The primary drivers for Vesuvius's future growth are centered on technological leadership within its niche. The most significant opportunity is the decarbonization of the steel industry. The shift from traditional blast furnaces to Electric Arc Furnaces (EAFs) and future hydrogen-based methods demands more sophisticated refractory materials and flow control systems, which command higher prices and margins. A second driver is the increasing automation in foundries and steel mills, where Vesuvius's advanced sensors and data-driven solutions can improve efficiency and safety, creating new revenue streams. Lastly, continued industrialization in emerging markets, particularly India, offers geographic expansion opportunities, although this is dependent on global macroeconomic stability.
Compared to its peers, Vesuvius is positioned as a focused, high-quality operator. Unlike the massive scale of RHI Magnesita or the broad diversification of Saint-Gobain and Imerys, Vesuvius's growth is directly linked to the health and technological evolution of the steel and foundry sectors. This focus is both a strength (deep expertise) and a risk (high concentration).

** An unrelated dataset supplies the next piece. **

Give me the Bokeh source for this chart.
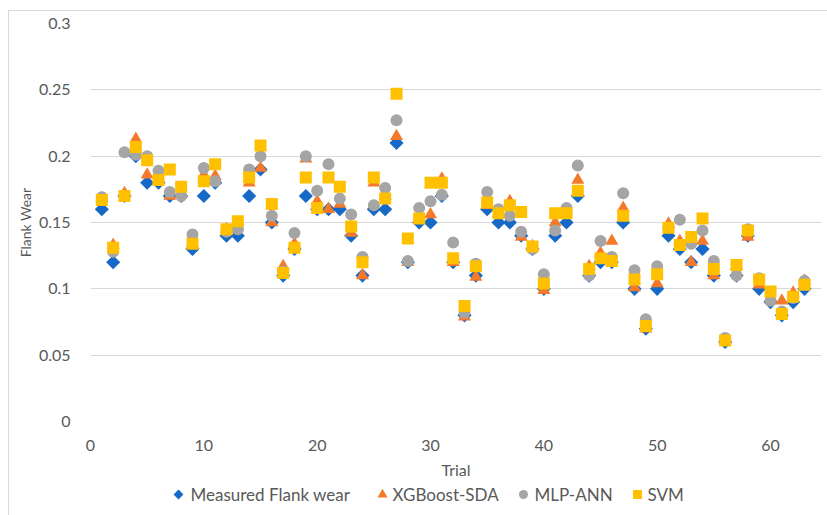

While competitors like Morgan Advanced Materials have exposure to faster-growing markets like semiconductors and clean energy, Vesuvius must execute flawlessly within its core competency. The primary risk is a prolonged global industrial downturn, which would severely impact steel production volumes and delay investment in new technologies, stalling Vesuvius's main growth engine.
For the near-term, a base-case scenario for the next 1 year (FY2025) anticipates Revenue growth of +3% (analyst consensus), driven by a modest recovery in industrial activity. Over 3 years (through FY2027), this translates to a Revenue CAGR of +3.5% (model). The most sensitive variable is global steel production volume; a 5% increase from expectations could push 1-year revenue growth to a bull case of +7%, while a 5% decrease would lead to a bear case of -2%. Our assumptions for the base case include: 1) Stable but slow GDP growth in developed economies. 2) Continued, moderate investment in green steel projects. 3) Raw material costs remaining relatively stable. The likelihood of these assumptions holding is moderate, given current geopolitical and economic uncertainties. The 3-year bull case (+5% CAGR) assumes an accelerated green transition, while the bear case (+1% CAGR) assumes a cyclical downturn postpones major capital projects.
Over the long term, Vesuvius's prospects hinge on the successful execution of its green steel strategy. A 5-year base case (through FY2029) projects a Revenue CAGR of +3% (model), with an EPS CAGR of +5% (model) as the product mix improves. The 10-year outlook (through FY2034) sees this trend continuing, with a Revenue CAGR of +2.5% (model). The key long-duration sensitivity is the pace of technological adoption in steelmaking. If the transition to EAF and hydrogen-based production accelerates, a bull case 5-year CAGR of +5% is possible. Conversely, if the transition stalls or a less refractory-intensive technology emerges, a bear case 5-year CAGR of +1% could materialize. Our long-term assumptions are: 1) Global decarbonization policies remain a priority. 2) Vesuvius maintains its R&D leadership. 3) No disruptive, competing technologies emerge. This gives Vesuvius a moderate overall growth profile, reliant on a single major trend.